E-Mail Marketers Trip up on Quality Control

While e-mail marketing gets more sophisticated, why are messages still delivered with broken links, missing images, and other shortcomings?

In recent weeks the Email Experience Council (EEC), a leading e-mail industry group, has come under fire in industry circles for a series of errors in its regular e-mail communications. While I agree that it doesn’t give a great impression when an ambassador of our industry repeatedly sends e-mail communications with errors, I don’t lay the blame solely at the feet of the EEC.

They say a bad workman blames his tools, but by the same token, great work requires great tools. Our industry doesn’t have great tools for quality assurance. Despite huge advances in the capabilities and sophistication of e-mail marketing software and platforms in the past 10 years, the current state of quality control is the same as it was at the turn of the millennium.

I’ve touched on this issue in the past as it relates to dynamic and automated messaging. However, it’s clear that current quality assurance processes are inadequate even for more traditional messaging. Clients are sending more and more e-mail. They’re running more campaigns, to more tightly defined audiences, and yet, have no more staff to run these campaigns. In many cases, they may actually have fewer staff.

At the same time, the increased expenditure combined with an understanding of the efficacy of e-mail is leading to greater recognition, and that means scrutiny, higher up in the organization. Senior management expects every campaign to be executed flawlessly. As the ’80s total quality management (define) mantra said, “right first time every time.”

Unfortunately, quality control issues seem to be plaguing our industry. I regularly receive marketing communications with a range of different issues. In the past few weeks alone I have seen the following:

  • Broken links
  • Missing images
  • Incorrectly coded subject lines
  • Unsubstituted personalization fields
  • Faulty unsubscription mechanisms
  • Duplicate messages

The problem is, there are a lot of moving parts in even the most basic e-mail communication. Many “i’s to dot and t’s to cross” without incorporating advanced targeting, dynamic content, and automated messaging.

A simple HTML message has links that must work, images that must load correctly, authentication mechanisms such as SPF and DomainKeys (or DKIM) that depend on appropriate technical configuration, various response addresses (from and reply to, possibly unsubscribe), character sets and content encodings that must match, and a list of recipients that may require data loading and suppression.

Unfortunately, most e-mail solutions still leave all the heavy lifting of e-mail verification in the hands of the sender — with essentially manual processes.

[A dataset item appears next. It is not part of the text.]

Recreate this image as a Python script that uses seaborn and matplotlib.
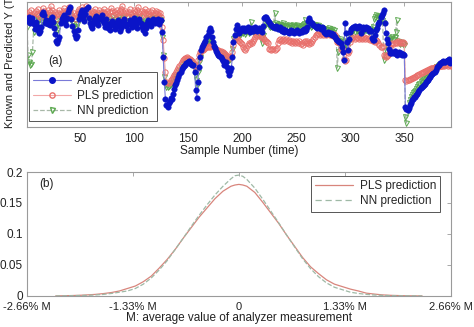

I don’t understand why this is still the case. Link destinations, images, response addresses, and authentication can all be checked automatically, but it seems this isn’t the norm.

Automated tools can’t resolve all e-mail quality assurance issues. A link verifier may be able to determine if a link destination exists, but it can’t determine if it’s the right link. The same is true for image verification or checking response addresses. Recipient checks may be able to prevent duplication but can’t ensure the audience is the right one. Humans have to make judgment calls about link destinations, content rendering, and so forth. Automated checks should be a bare minimum, though apparently they aren’t.

So am I missing something? Is our industry still in the engineering equivalent of the days before the Tacoma Narrows Bridge? Is this a challenge for you? What do you do to manage the quality of your campaigns? Are there tools that have been useful for your organization?

I’d love to hear your thoughts on an important issue for our industry.